Let $h(x)=f(x)g(x)$, and let the $\Delta$ be the forward difference operator on functions be $$\Delta f := \frac{f_{j+1}-f_j}{\Delta x}$$ where $f_j = f(j\Delta x)$
Now I can derive the product rule for finite differences in terms of $\Delta f$ and $\Delta g$ easily
$$\Delta h = \frac{h_{j+1}-h_j}{\Delta x} = \frac{f_{j+1}g_{j+1}-f_jg_j}{\Delta x} = \frac{f_{j+1}g_{j+1}\color{red}{-f_jg_{j+1} }{\color{blue}{+f_jg_{j+1}}}-f_jg_j}{\Delta x}=g_{j+1}\Delta f+f_j\Delta g$$
However, you can see in the first term that $g$ is shifted forward by $1$ step.

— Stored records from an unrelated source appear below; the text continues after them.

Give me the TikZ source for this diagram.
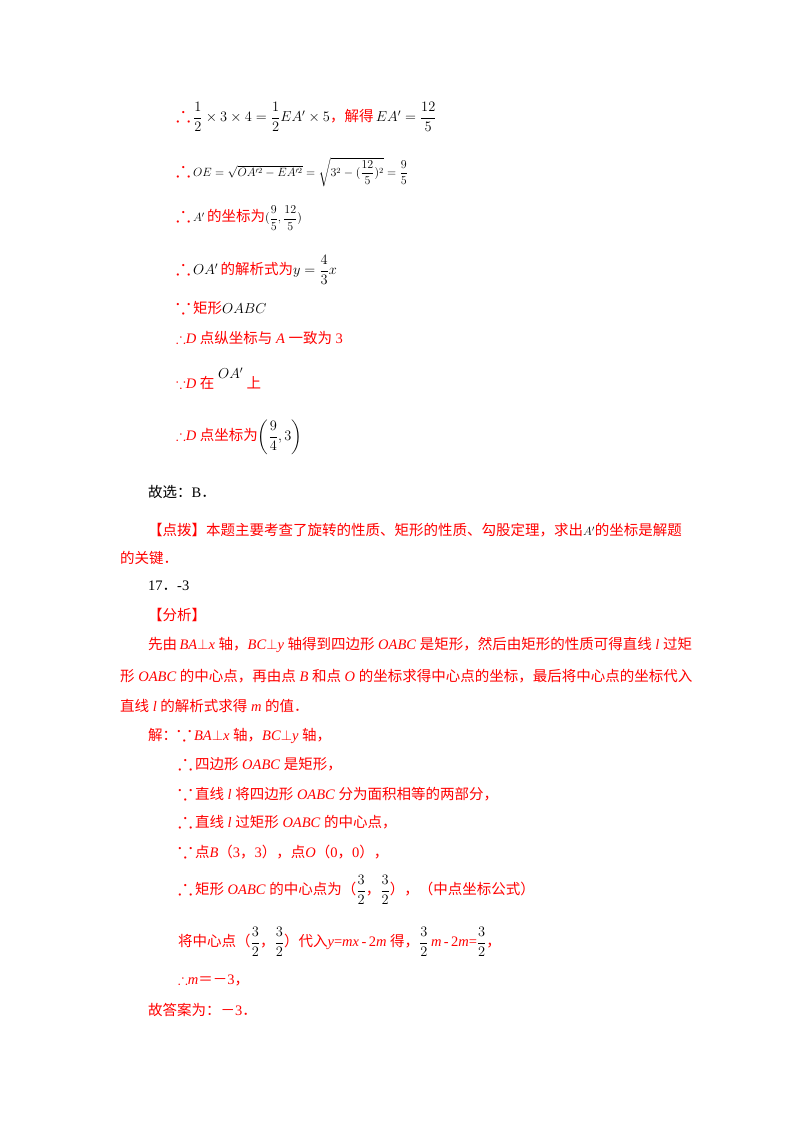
\documentclass[tikz,border=0pt]{standalone}
\usepackage{amsmath,amssymb,graphicx}
\usepackage{fontspec}
\setmainfont{Liberation Serif}
\newfontfamily\cjk{Noto Sans CJK SC}
\definecolor{rd}{RGB}{255,0,0}
\newcommand{\tf}{{\color{rd}\scalebox{1.5}{$\therefore$}\,}}
\newcommand{\bc}{{\color{rd}\scalebox{1.5}{$\because$}\,}}
\newcommand{\smf}{\fontsize{12}{14}\selectfont}
\begin{document}
\begin{tikzpicture}[x=1pt,y=-1pt,
  ln/.style={anchor=west,inner sep=0pt,font=\fontsize{14.5}{17}\selectfont},
  r/.style={ln,text=rd}]
\useasboundingbox[fill=white] (0,0) rectangle (800,1132);
\node[ln] (a1) at (176,117) {\tf$\dfrac12\times3\times4=\dfrac12EA'\times5${\color{rd}{\cjk ，解得}}\,$EA'=\dfrac{12}{5}$};
\node[ln] (a2) at (176,172) {\tf{\smf$OE=\sqrt{OA'^2-EA'^2}=\sqrt{3^2-(\dfrac{12}{5})^2}=\dfrac95$}};
\node[ln] (a3) at (176,218) {\tf{\smf$A'$}\,{\color{rd}\cjk 的坐标为}{\smf$(\dfrac95,\dfrac{12}5)$}};
\node[ln] (a4) at (176,270) {\tf$OA'$\,{\color{rd}\cjk 的解析式为}$y=\dfrac43x$};
\node[ln] (a5) at (176,307) {\bc{\color{rd}\cjk 矩形}$OABC$};
\node[r] (a6) at (176,338) {$\therefore$\textit{D} {\cjk 点纵坐标与} \textit{A} {\cjk 一致为} 3};
\node[r] (a7) at (176,379) {$\because$\textit{D} {\cjk 在}\ \raisebox{10pt}{\color{black}$OA'$}\ {\cjk 上}};
\node[r] (a8) at (176,437) {$\therefore$\textit{D} {\cjk 点坐标为}{\color{black}$\left(\dfrac94,3\right)$}};
\node[ln] (b1) at (148,492) {{\cjk 故选：}B{\cjk ．}};
\node[r] (b2) at (148,530) {{\cjk 【点拨】本题主要考查了旋转的性质、矩形的性质、勾股定理，求出}{\color{black}\smf$A'$}{\cjk 的坐标是解题}};
\node[r] (b3) at (120,558) {{\cjk 的关键．}};
\node[ln] (b4) at (148,586) {17{\cjk ．}-3};
\node[r] (b5) at (148,615) {\cjk 【分析】};
\node[r] (b6) at (148,645) {{\cjk 先由}\,\textit{BA}$\perp$\textit{x} {\cjk 轴，}\textit{BC}$\perp$\textit{y} {\cjk 轴得到四边形} \textit{OABC} {\cjk 是矩形，然后由矩形的性质可得直线} \textit{l} {\cjk 过矩}};
\node[r] (b7) at (120,676) {{\cjk 形} \textit{OABC} {\cjk 的中心点，再由点} \textit{B} {\cjk 和点} \textit{O} {\cjk 的坐标求得中心点的坐标，最后将中心点的坐标代入}};
\node[r] (b8) at (120,706) {{\cjk 直线} \textit{l} {\cjk 的解析式求得} \textit{m} {\cjk 的值．}};
\node[r] (c1) at (148,735) {{\cjk 解：}\bc\textit{BA}$\perp$\textit{x} {\cjk 轴，}\textit{BC}$\perp$\textit{y} {\cjk 轴，}};
\node[r] (c2) at (178,763) {\tf{\cjk 四边形} \textit{OABC} {\cjk 是矩形，}};
\node[r] (c3) at (178,793) {\bc{\cjk 直线} \textit{l} {\cjk 将四边形} \textit{OABC} {\cjk 分为面积相等的两部分，}};
\node[r] (c4) at (178,821) {\tf{\cjk 直线} \textit{l} {\cjk 过矩形} \textit{OABC} {\cjk 的中心点，}};
\node[r] (c5) at (178,851) {\bc{\cjk 点}\textit{B}{\cjk （}3{\cjk ，}3{\cjk ），点}\textit{O}{\cjk （}0{\cjk ，}0{\cjk ），}};
\node[r] (c6) at (178,890) {\tf{\cjk 矩形} \textit{OABC} {\cjk 的中心点为（}{\color{black}$\dfrac32$}{\cjk ，}{\color{black}$\dfrac32$}{\cjk ），（中点坐标公式）}};
\node[r] (c7) at (178,942) {{\cjk 将中心点（}{\color{black}$\dfrac32$}{\cjk ，}{\color{black}$\dfrac32$}{\cjk ）代入}\textit{y}={\textit{mx}}\,-\,2\textit{m} {\cjk 得，}{\color{black}$\dfrac32$}\,\textit{m}\,-\,2\textit{m}={\color{black}$\dfrac32$}{\cjk ，}};
\node[r] (c8) at (178,980) {$\therefore$\textit{m}{\cjk ＝－}3{\cjk ，}};
\node[r] (c9) at (148,1010) {{\cjk 故答案为：－}3{\cjk ．}};
\end{tikzpicture}
\end{document}
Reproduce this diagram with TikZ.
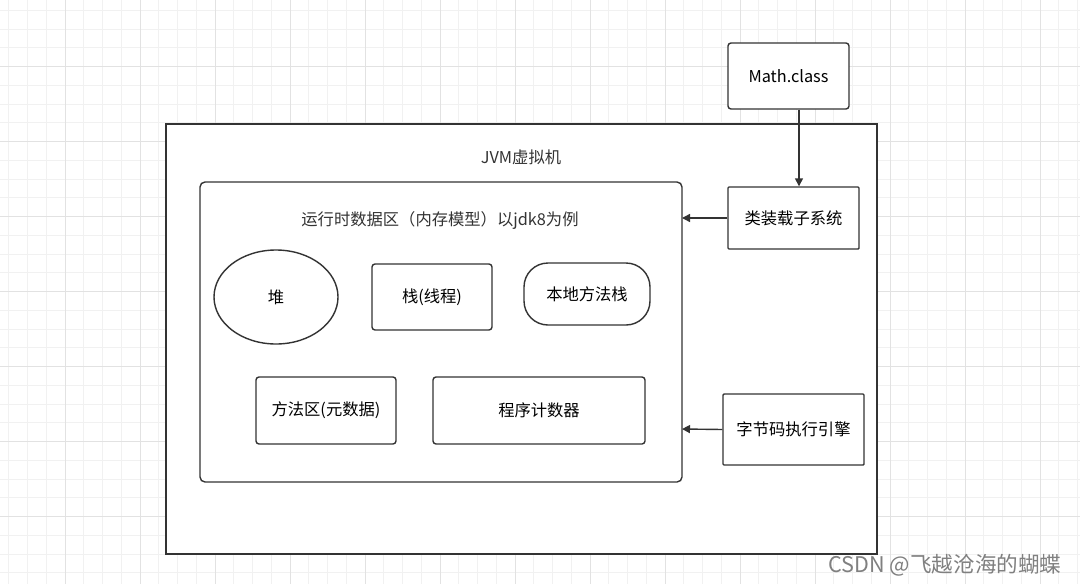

But on Wikipedia for the finite differences the rule is express with a second order term:
$$\Delta(fg) = f\Delta g + g \Delta f + \Delta f \Delta g$$
I have tried converting my expression to this with all sorts of algebra, and I even tried using the wiki's formula to go backwards to my equation, but nothing has worked. It's clear there must be some clever trick to convert the shift operator in terms of $f,\Delta f,\Delta g$ but I can't see how.
Any ideas?
You have $g_{j+1}\Delta f=(g_{j+1}-g_j)\Delta f+g_j\Delta f$, so this is the same as $g_j\Delta f+\Delta x\Delta g\Delta f$.